Later that same year another Österberg single saw release, titled ‘Ei Kauempaa’/’Kun Yö Hyväilee’. Again, the music for the A-side was written by Otto Donner with lyrics by Österberg, while the B-side was co-written by Pembroke, Blom and Österberg.

After Blues Section disbanded in August 1968, Österberg for a short while joined the Boys under the leadership of Jussi Raittinen. Soon after Finnish pop singer Kristian asked him to join his backing band ... and after that came Wigwam, which called an end to Österberg’s moving from one group to another.

During November and December 1971, Österberg joined Eddie Boyd’s European tour as a drummer. Also during the Wigwam era he composed music for a stage play directed by Åke Lindman and acted the main character in a Swedish-language TV play called Gråttan. The music for this play was composed by Wigwam, but never recorded.

When Wigwam started to gradually disband during 1977, Österberg became a member of the band Madame George, who were also in the process of splitting up. During the autum of 1977 he was in a touring band performing a series of ‘Dylan evenings’. He also played with a C&W group called Vanha Isäntä and with Mike Westhues’ group. Aside from that he did studio sessions, produced records and played with the group Young Lovers, performing covers of Neil Young songs.
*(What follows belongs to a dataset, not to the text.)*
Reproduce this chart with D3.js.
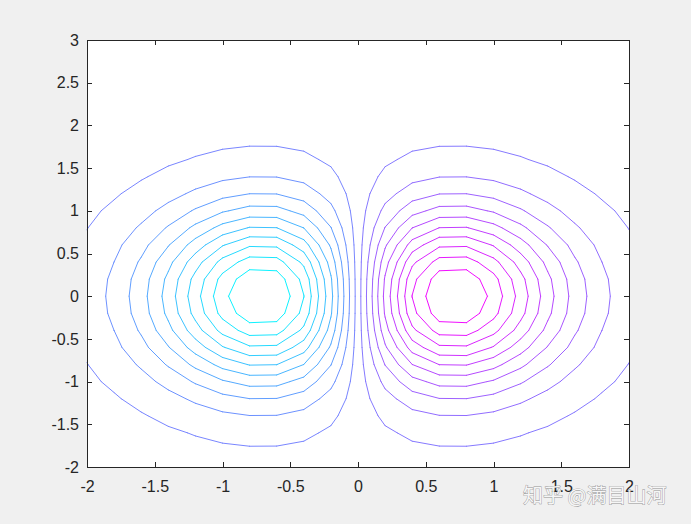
<!DOCTYPE html>
<html>
<head>
<meta charset="utf-8">
<script src="https://cdn.jsdelivr.net/npm/d3@7"></script>
<style>
  body { margin: 0; background: #f0f0f0; }
  svg { display: block; }
</style>
</head>
<body>
<div id="chart"></div>
<script>
// grid coordinates of the sampled surface
const gridX = [-2, -1.8, -1.6, -1.4, -1.2, -1, -0.8, -0.6, -0.4, -0.2, 0,
               0.2, 0.4, 0.6, 0.8, 1, 1.2, 1.4, 1.6, 1.8, 2];
const gridY = [-2, -1.8, -1.6, -1.4, -1.2, -1, -0.8, -0.6, -0.4, -0.2, 0,
               0.2, 0.4, 0.6, 0.8, 1, 1.2, 1.4, 1.6, 1.8, 2,
               2.2, 2.4, 2.6, 2.8, 3];

// surface height along y = 0, one per column
const colProfile = [-0.0366, -0.0705, -0.1237, -0.1972, -0.2843, -0.3679, -0.4218, -0.4186, -0.3409, -0.1922, 0,
                    0.1922, 0.3409, 0.4186, 0.4218, 0.3679, 0.2843, 0.1972, 0.1237, 0.0705, 0.0366];
// relative falloff per row
const rowProfile = [0.0183, 0.0392, 0.0773, 0.1409, 0.2369, 0.3679, 0.5273, 0.6977, 0.8521, 0.9608, 1,
                    0.9608, 0.8521, 0.6977, 0.5273, 0.3679, 0.2369, 0.1409, 0.0773, 0.0392, 0.0183,
                    0.0079, 0.0032, 0.0012, 0.0004, 0.0001];

// contour levels
const levels = [-0.38, -0.34, -0.30, -0.26, -0.22, -0.18, -0.14, -0.10, -0.06, -0.02,
                0.02, 0.06, 0.10, 0.14, 0.18, 0.22, 0.26, 0.30, 0.34, 0.38];

const xTicks = [-2, -1.5, -1, -0.5, 0, 0.5, 1, 1.5, 2];
const yTicks = [-2, -1.5, -1, -0.5, 0, 0.5, 1, 1.5, 2, 2.5, 3];

const W = 691, H = 524;
const box = {left: 87, right: 629, top: 40, bottom: 467};

// z table, rows follow gridY, columns follow gridX
const Z = rowProfile.map(r => colProfile.map(c => c * r));
const zMin = d3.min(Z, row => d3.min(row));
const zMax = d3.max(Z, row => d3.max(row));

const x = d3.scaleLinear().domain([-2, 2]).range([box.left, box.right]);
const y = d3.scaleLinear().domain([-2, 3]).range([box.bottom, box.top]);
// matlab "cool" colormap
const color = d3.scaleLinear().domain([zMin, zMax]).range(['#00ffff', '#ff00ff']);

const svg = d3.select('#chart').append('svg')
    .attr('width', W)
    .attr('height', H);

svg.append('rect')
    .attr('x', box.left).attr('y', box.top)
    .attr('width', box.right - box.left).attr('height', box.bottom - box.top)
    .attr('fill', 'white');

// plain marching squares, returns line segments in data units
function segmentsAt(L) {
  const segs = [];
  for (let j = 0; j < gridY.length - 1; j++) {
    for (let i = 0; i < gridX.length - 1; i++) {
      const c = [[i, j], [i + 1, j], [i + 1, j + 1], [i, j + 1]];
      const pts = [];
      for (let k = 0; k < 4; k++) {
        const a = c[k], b = c[(k + 1) % 4];
        const za = Z[a[1]][a[0]], zb = Z[b[1]][b[0]];
        if ((za < L) !== (zb < L)) {
          const t = (L - za) / (zb - za);
          pts.push([gridX[a[0]] + t * (gridX[b[0]] - gridX[a[0]]),
                    gridY[a[1]] + t * (gridY[b[1]] - gridY[a[1]])]);
        }
      }
      if (pts.length === 2) segs.push(pts);
      if (pts.length === 4) segs.push([pts[0], pts[1]], [pts[2], pts[3]]);
    }
  }
  return segs;
}

const line = d3.line().x(d => x(d[0])).y(d => y(d[1]));

svg.append('g')
  .selectAll('path')
  .data(levels)
  .enter().append('path')
    .attr('d', L => segmentsAt(L).map(s => line(s)).join(''))
    .attr('fill', 'none')
    .attr('stroke', L => color(L))
    .attr('stroke-width', 1)
    .attr('stroke-linecap', 'round')
    .attr('stroke-linejoin', 'round');

// axes (ticks point inward, box on all sides)
const axisColor = '#262626';

const gB = svg.append('g')
    .attr('transform', 'translate(0,' + box.bottom + ')')
    .call(d3.axisBottom(x).tickValues(xTicks).tickSizeInner(-5).tickSizeOuter(0).tickPadding(14)
      .tickFormat(d => String(d)));
const gT = svg.append('g')
    .attr('transform', 'translate(0,' + box.top + ')')
    .call(d3.axisTop(x).tickValues(xTicks).tickSizeInner(-5).tickSizeOuter(0).tickFormat(''));
const gL = svg.append('g')
    .attr('transform', 'translate(' + box.left + ',0)')
    .call(d3.axisLeft(y).tickValues(yTicks).tickSizeInner(-5).tickSizeOuter(0).tickPadding(8)
      .tickFormat(d => String(d)));
const gR = svg.append('g')
    .attr('transform', 'translate(' + box.right + ',0)')
    .call(d3.axisRight(y).tickValues(yTicks).tickSizeInner(-5).tickSizeOuter(0).tickFormat(''));

[gB, gT, gL, gR].forEach(g => {
  g.selectAll('path, line').attr('stroke', axisColor).attr('shape-rendering', 'crispEdges');
  g.selectAll('text')
    .attr('fill', axisColor)
    .style('font-family', '"Liberation Sans", Arial, sans-serif')
    .style('font-size', '16px');
});

// watermark
svg.append('text')
    .attr('x', 523)
    .attr('y', 503)
    .text('知乎 @满目山河')
    .style('font-family', '"Noto Sans CJK SC", sans-serif')
    .style('font-size', '20px')
    .attr('fill', '#f7f7f7')
    .attr('stroke', '#8a8a8a')
    .attr('stroke-width', 0.8)
    .attr('paint-order', 'stroke')
    .attr('opacity', 0.9);
</script>
</body>
</html>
In the spring of 1980, Österberg was in the shortlived Jim Pembroke Band and during the following summer he was a member of the M.A. Numminen Underground Orchestra. He also presented a radio programme called Smultronstället for the Swedish section of the Finnish Broadcasting Company and continued this work until his death in December 1980. Due to his brilliant musicianship and vast knowledge of rock music, Finnish rock suffered a great loss when Ronnie Österberg died on the 6th of December 1980 (the Finnish Independence Day).